The history of Longue-Pointe began in 1665 when the Sulpicians, the seigneurs of the Island of Montreal, started granting land in the east. From 1674 to 1719, its inhabitants belonged to the Pointe-aux-Trembles parish. 1722 saw the foundation of the Saint-François-d’Assise parish. The stone church facing the river was attended by the local population, as well as some parishioners from Côte-Saint-Léonard, a concession a little further up north still in want of a place of worship. The 1825 census revealed a handful of craftspeople and traders within the locality who had their shops near the parish church. The population of 791 was clustered around the town centre.

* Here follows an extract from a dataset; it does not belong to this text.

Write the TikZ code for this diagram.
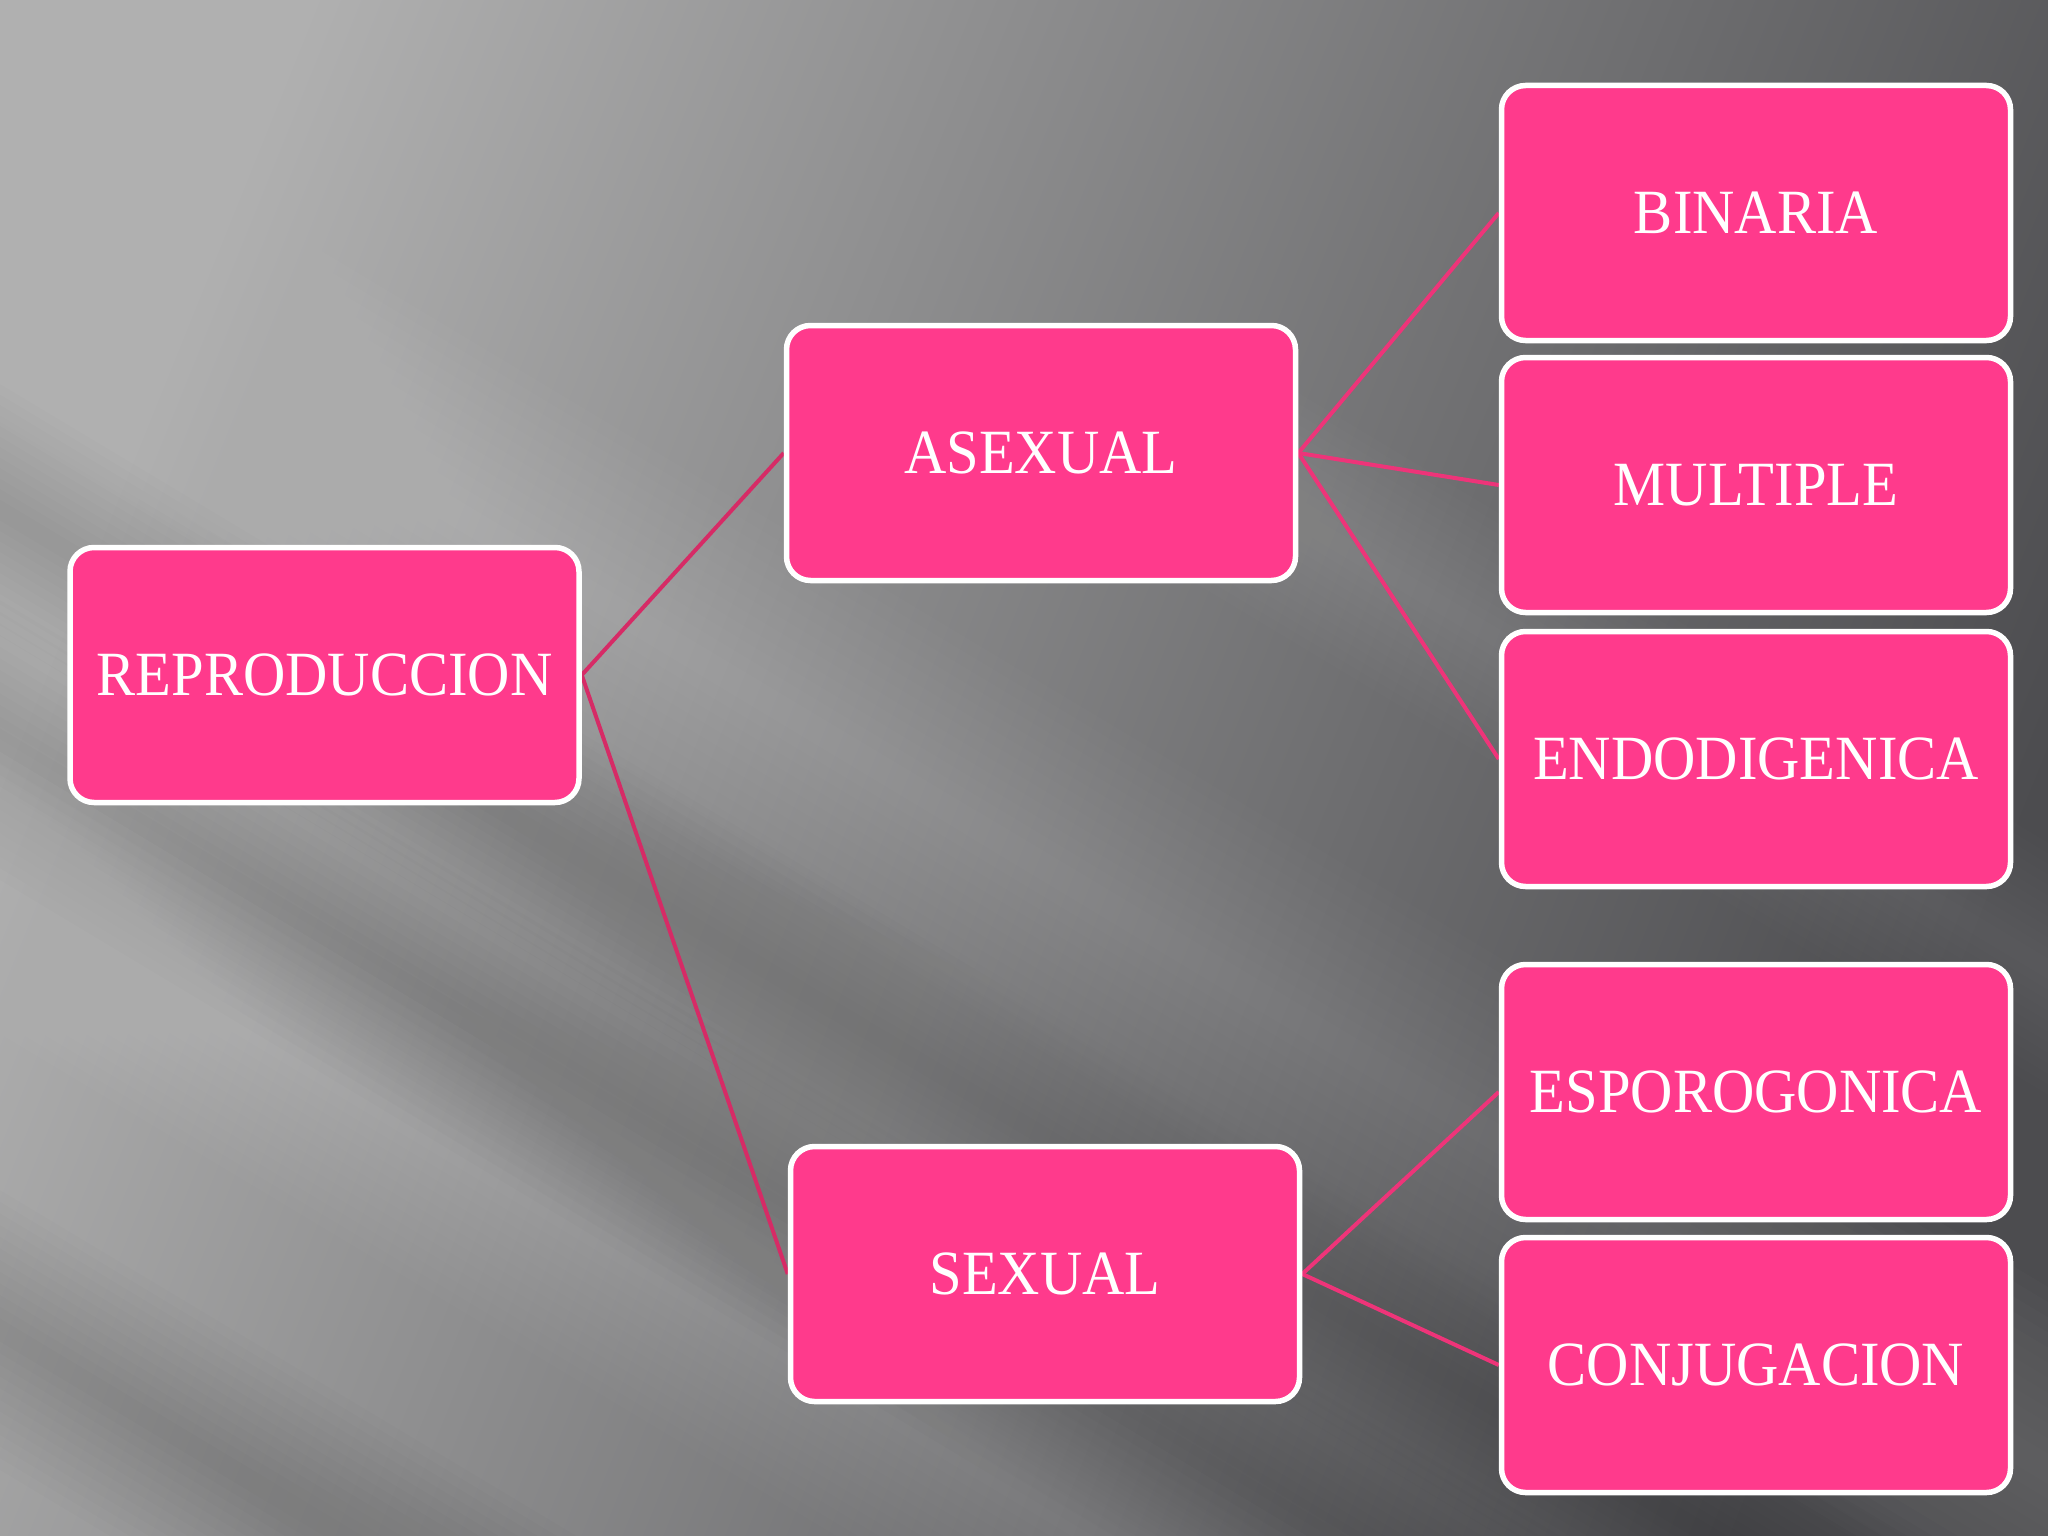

In the second half of the 19th century, a few streets were opened north and south of the public road (Notre-Dame Street) as larger institutions started coming to Longue-Pointe. Already present in the region since 1846, the Sisters of Providence founded the Saint-Jean-de-Dieu Hospital in 1873, as the Brothers of Charity were opening the Saint-Benoît-Joseph-Labre Asylum to treat men of the wealthy class.
Towards the end of the end of the 19th century, the town of Longue-Pointe became a major holiday destination. To escape the hectic pace of the city, upper-middle-class families owned villas “in the country”, meaning around the periphery of the Island of Montreal. Longue-Pointe became the home of such famous historical figures as Sir George-Étienne Cartier who would stay at his villa named Limoilou. The Dominion Park, opened from 1906 to 1937, was an important entertainment centre in Longue-Pointe. Famous for its state-of-the-art rides, it boasted being the largest amusement park in the world.